#### Given request:
Without the pictures, repeat the listing character for character.

#### Dataset extract:
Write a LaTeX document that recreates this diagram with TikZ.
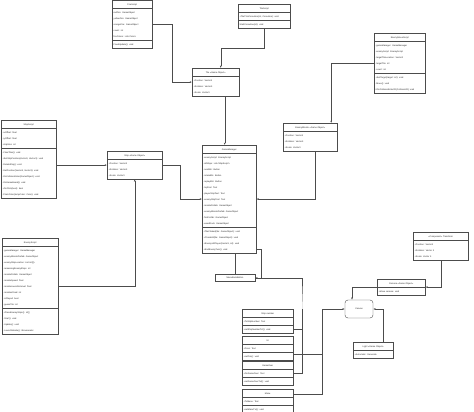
\documentclass[tikz,border=0pt]{standalone}
\usepackage{fontspec}
\setmainfont{Liberation Sans}
\usetikzlibrary{shapes.multipart,arrows.meta}
\newcommand{\umlfont}{\fontsize{2.2}{6}\selectfont}
\newcommand{\ClsThree}[3]{\centering\strut#1\strut\par\nodepart{two}\strut#2\strut\nodepart{three}\strut#3\strut}
\newcommand{\ClsTwo}[2]{\centering\strut#1\strut\par\nodepart{two}\strut#2\strut}

\begin{document}
\begin{tikzpicture}[x=1pt,y=-1pt,
  cls/.style={rectangle split, rectangle split parts=3, draw=black!70, line width=0.4pt,
    fill=white, anchor=north west, inner xsep=1.5pt, inner ysep=0.75pt,
    text width=#1, align=left, font=\umlfont, text=black!85},
  obj/.style={cls=#1, rectangle split parts=2},
  assoc/.style={draw=black!70, line width=0.4pt, -{Latex[length=2.2pt,width=1.8pt]}},
  plain/.style={draw=black!70, line width=0.4pt}]
\fill[white] (0,0) rectangle (474,412);
\useasboundingbox (0,0) rectangle (474,412);

\node[cls=37] (fire) at (112,0.5) {\ClsThree{FireScript}
  {redFire: GameObject\\ yellowFire: GameObject\\ orangeFire: GameObject\\ count: int\\ fireColors: List<Color>}
  {FixedUpdate(): void}};
\node[cls=49] (tile) at (238,4) {\ClsThree{TileScript}
  {+TileThisCoroutine(int, Coroutine): void}
  {StartCoroutine(int): void}};
\node[cls=48] (emove) at (374,33) {\ClsThree{EnemyMoveScript}
  {-gameManager: GameManager\\ -enemyScript: EnemyScript\\ -targetTileLocation: Vector2\\ -targetTile: int\\ -count: int}
  {+SetTarget(target: int): void\\ -Move(): void\\ \#OnCollisionEnter2D(Collision2D): void}};
\node[obj=44] (hit) at (192,68) {\ClsTwo{Tile <<Game Object>>}
  {+Position: Vector3\\ +Rotation: Vector3\\ +Scale: Vector3}};
\node[obj=51] (meteor) at (283,123) {\ClsTwo{EnemyMissile <<Game Object>>}
  {+Position: Vector3\\ +Rotation: Vector3\\ +Scale: Vector3}};
\node[obj=52] (ship) at (107,151) {\ClsTwo{Ship <<Game Object>>}
  {+Position: Vector3\\ +Rotation: Vector3\\ +Scale: Vector3}};
\node[cls=52] (shipscr) at (1,120) {\ClsThree{ShipScript}
  {+xOffset: float\\ +yOffset: float\\ -shipSize: int}
  {-ClearTiles(): void\\ +SetShipPosition(Vector3, Vector3): void\\ -RotateShip(): void\\ -GetPosition(Vector3, Vector3): void\\ -OnCollisionEnter(GameObject): void\\ -OnGameBoard(): void\\ +OnClick(bool): bool\\ -FlashColor(tempColor: Color): void}};
\node[cls=51] (gm) at (202,145) {\ClsThree{GameManager}
  {-enemyScript: EnemyScript\\ -allShips: List<ShipScript>\\ -nextBtn: Button\\ -rotateBtn: Button\\ -replayBtn: Button\\ -topText: Text\\ -playerShipText: Text\\ -enemyShipText: Text\\ -missilePrefab: GameObject\\ -enemyMissilePrefab: GameObject\\ -firePrefab: GameObject\\ -woodDock: GameObject}
  {+TileClicked(tile: GameObject): void\\ +CheckHit(tile: GameObject): void\\ +EnemyHitPlayer(Vector3, int): void\\ +EndEnemyTurn(): void}};
\node[cls=53] (escr) at (2,238) {\ClsThree{EnemyScript}
  {-gameManager: GameManager\\ -enemyMissilePrefab: GameObject\\ -enemyShipLocation: List<int[]>\\ -remainingEnemyShips: int\\ -missilePrefab: GameObject\\ -missileSpeed: float\\ -missileLaunchInterval: float\\ -missilesFired: int\\ -isPlayed: bool\\ -guessTile: int}
  {+PlaceEnemyShips(): int[]\\ -Start(): void\\ -Update(): void\\ -LaunchMissile(): IEnumerator}};
\node[obj=52] (transform) at (413,232) {\ClsTwo{<<Component>> Transform}
  {+Position: Vector3\\ +Rotation: Vector 3\\ +Scale: Vector 3}};
\node[obj=45] (camera) at (377,279) {\ClsTwo{Camera <<Game Object>>}{+Move camera: void}};
\node[obj=37] (light) at (353,342) {\ClsTwo{Light <<Game Object>>}{+Automatic: Generate}};
\node[draw=black!70, line width=0.4pt, rounded corners=3pt, minimum width=28pt, minimum height=18pt,
  font=\umlfont, text=black!85] (canvas) at (359,309) {Canvas};
\node[draw=black!70, line width=0.4pt, minimum width=40pt, minimum height=7pt, inner sep=0pt,
  font=\umlfont, text=black!85] (menuback) at (235,278) {MenuBackButton};
\node[cls=48] (shipnum) at (242,309) {\ClsThree{Ship number}{+ToShipNumber: Text}{+setShipNumberTxt(): void}};
\node[cls=48] (ui) at (242,336) {\ClsThree{UI}{+Fires: Text}{+setFire(): void}};
\node[cls=48] (gameover) at (242,361) {\ClsThree{GameOver}{+OnGameOver: Text}{+setGameOverTxt(): void}};
\node[cls=48] (menu) at (242,389) {\ClsThree{Menu}{+ToMenu: Text}{+setMenuTxt(): void}};

% scripts and their objects
\draw[assoc] (fire.east) -- ++(20,0) |- (hit.west);
\draw[assoc] (tile.south) -- ++(0,20) -| ([xshift=5pt]hit.north);
\draw[assoc] ([xshift=9pt]hit.south) -- ([xshift=9pt]hit.south |- gm.north);
\draw[assoc] (emove.west) -| ([xshift=21pt]meteor.north);
\draw[assoc] ([xshift=5pt]meteor.south) |- (gm.east);
\draw[assoc] (shipscr.east |- ship.west) -- (ship.west);
\draw[assoc] (ship.east) -- ++(18,0) |- (gm.west);
\draw[assoc] (escr.east) -| (ship.south);
\draw[plain] ([xshift=6pt]gm.south) -- ([xshift=6pt]gm.south |- menuback.north);
\draw[plain] ([yshift=4pt]gm.south east) -- ++(5,0) |- (menuback.east);
% scene objects
\draw[assoc] (transform.south) |- (camera.east);
\draw[assoc] (camera.west) -| ([xshift=-7pt]canvas.north);
\draw[assoc] ([xshift=10pt]light.north) |- (canvas.east);
% ui texts
\draw[assoc] ([yshift=-8pt]shipnum.east) -| ([xshift=-43pt]canvas.west) |- (menuback.east);
\draw[assoc] ([yshift=-6pt]ui.east) -| ([xshift=-23pt]canvas.west) -- (canvas.west);
\draw[plain] ([yshift=7pt]menu.east) -| ([xshift=-23pt]canvas.west);
\draw[plain] (gameover.east) -| ([xshift=-43pt]canvas.west);
\end{tikzpicture}
\end{document}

#### Solution:
Write a LaTeX document that recreates this diagram with TikZ.
\documentclass[tikz,border=0pt]{standalone}
\usepackage{fontspec}
\setmainfont{Liberation Sans}
\usetikzlibrary{shapes.multipart,arrows.meta}
\newcommand{\umlfont}{\fontsize{2.2}{6}\selectfont}
\newcommand{\ClsThree}[3]{\centering\strut#1\strut\par\nodepart{two}\strut#2\strut\nodepart{three}\strut#3\strut}
\newcommand{\ClsTwo}[2]{\centering\strut#1\strut\par\nodepart{two}\strut#2\strut}

\begin{document}
\begin{tikzpicture}[x=1pt,y=-1pt,
  cls/.style={rectangle split, rectangle split parts=3, draw=black!70, line width=0.4pt,
    fill=white, anchor=north west, inner xsep=1.5pt, inner ysep=0.75pt,
    text width=#1, align=left, font=\umlfont, text=black!85},
  obj/.style={cls=#1, rectangle split parts=2},
  assoc/.style={draw=black!70, line width=0.4pt, -{Latex[length=2.2pt,width=1.8pt]}},
  plain/.style={draw=black!70, line width=0.4pt}]
\fill[white] (0,0) rectangle (474,412);
\useasboundingbox (0,0) rectangle (474,412);

\node[cls=37] (fire) at (112,0.5) {\ClsThree{FireScript}
  {redFire: GameObject\\ yellowFire: GameObject\\ orangeFire: GameObject\\ count: int\\ fireColors: List<Color>}
  {FixedUpdate(): void}};
\node[cls=49] (tile) at (238,4) {\ClsThree{TileScript}
  {+TileThisCoroutine(int, Coroutine): void}
  {StartCoroutine(int): void}};
\node[cls=48] (emove) at (374,33) {\ClsThree{EnemyMoveScript}
  {-gameManager: GameManager\\ -enemyScript: EnemyScript\\ -targetTileLocation: Vector2\\ -targetTile: int\\ -count: int}
  {+SetTarget(target: int): void\\ -Move(): void\\ \#OnCollisionEnter2D(Collision2D): void}};
\node[obj=44] (hit) at (192,68) {\ClsTwo{Tile <<Game Object>>}
  {+Position: Vector3\\ +Rotation: Vector3\\ +Scale: Vector3}};
\node[obj=51] (meteor) at (283,123) {\ClsTwo{EnemyMissile <<Game Object>>}
  {+Position: Vector3\\ +Rotation: Vector3\\ +Scale: Vector3}};
\node[obj=52] (ship) at (107,151) {\ClsTwo{Ship <<Game Object>>}
  {+Position: Vector3\\ +Rotation: Vector3\\ +Scale: Vector3}};
\node[cls=52] (shipscr) at (1,120) {\ClsThree{ShipScript}
  {+xOffset: float\\ +yOffset: float\\ -shipSize: int}
  {-ClearTiles(): void\\ +SetShipPosition(Vector3, Vector3): void\\ -RotateShip(): void\\ -GetPosition(Vector3, Vector3): void\\ -OnCollisionEnter(GameObject): void\\ -OnGameBoard(): void\\ +OnClick(bool): bool\\ -FlashColor(tempColor: Color): void}};
\node[cls=51] (gm) at (202,145) {\ClsThree{GameManager}
  {-enemyScript: EnemyScript\\ -allShips: List<ShipScript>\\ -nextBtn: Button\\ -rotateBtn: Button\\ -replayBtn: Button\\ -topText: Text\\ -playerShipText: Text\\ -enemyShipText: Text\\ -missilePrefab: GameObject\\ -enemyMissilePrefab: GameObject\\ -firePrefab: GameObject\\ -woodDock: GameObject}
  {+TileClicked(tile: GameObject): void\\ +CheckHit(tile: GameObject): void\\ +EnemyHitPlayer(Vector3, int): void\\ +EndEnemyTurn(): void}};
\node[cls=53] (escr) at (2,238) {\ClsThree{EnemyScript}
  {-gameManager: GameManager\\ -enemyMissilePrefab: GameObject\\ -enemyShipLocation: List<int[]>\\ -remainingEnemyShips: int\\ -missilePrefab: GameObject\\ -missileSpeed: float\\ -missileLaunchInterval: float\\ -missilesFired: int\\ -isPlayed: bool\\ -guessTile: int}
  {+PlaceEnemyShips(): int[]\\ -Start(): void\\ -Update(): void\\ -LaunchMissile(): IEnumerator}};
\node[obj=52] (transform) at (413,232) {\ClsTwo{<<Component>> Transform}
  {+Position: Vector3\\ +Rotation: Vector 3\\ +Scale: Vector 3}};
\node[obj=45] (camera) at (377,279) {\ClsTwo{Camera <<Game Object>>}{+Move camera: void}};
\node[obj=37] (light) at (353,342) {\ClsTwo{Light <<Game Object>>}{+Automatic: Generate}};
\node[draw=black!70, line width=0.4pt, rounded corners=3pt, minimum width=28pt, minimum height=18pt,
  font=\umlfont, text=black!85] (canvas) at (359,309) {Canvas};
\node[draw=black!70, line width=0.4pt, minimum width=40pt, minimum height=7pt, inner sep=0pt,
  font=\umlfont, text=black!85] (menuback) at (235,278) {MenuBackButton};
\node[cls=48] (shipnum) at (242,309) {\ClsThree{Ship number}{+ToShipNumber: Text}{+setShipNumberTxt(): void}};
\node[cls=48] (ui) at (242,336) {\ClsThree{UI}{+Fires: Text}{+setFire(): void}};
\node[cls=48] (gameover) at (242,361) {\ClsThree{GameOver}{+OnGameOver: Text}{+setGameOverTxt(): void}};
\node[cls=48] (menu) at (242,389) {\ClsThree{Menu}{+ToMenu: Text}{+setMenuTxt(): void}};

% scripts and their objects
\draw[assoc] (fire.east) -- ++(20,0) |- (hit.west);
\draw[assoc] (tile.south) -- ++(0,20) -| ([xshift=5pt]hit.north);
\draw[assoc] ([xshift=9pt]hit.south) -- ([xshift=9pt]hit.south |- gm.north);
\draw[assoc] (emove.west) -| ([xshift=21pt]meteor.north);
\draw[assoc] ([xshift=5pt]meteor.south) |- (gm.east);
\draw[assoc] (shipscr.east |- ship.west) -- (ship.west);
\draw[assoc] (ship.east) -- ++(18,0) |- (gm.west);
\draw[assoc] (escr.east) -| (ship.south);
\draw[plain] ([xshift=6pt]gm.south) -- ([xshift=6pt]gm.south |- menuback.north);
\draw[plain] ([yshift=4pt]gm.south east) -- ++(5,0) |- (menuback.east);
% scene objects
\draw[assoc] (transform.south) |- (camera.east);
\draw[assoc] (camera.west) -| ([xshift=-7pt]canvas.north);
\draw[assoc] ([xshift=10pt]light.north) |- (canvas.east);
% ui texts
\draw[assoc] ([yshift=-8pt]shipnum.east) -| ([xshift=-43pt]canvas.west) |- (menuback.east);
\draw[assoc] ([yshift=-6pt]ui.east) -| ([xshift=-23pt]canvas.west) -- (canvas.west);
\draw[plain] ([yshift=7pt]menu.east) -| ([xshift=-23pt]canvas.west);
\draw[plain] (gameover.east) -| ([xshift=-43pt]canvas.west);
\end{tikzpicture}
\end{document}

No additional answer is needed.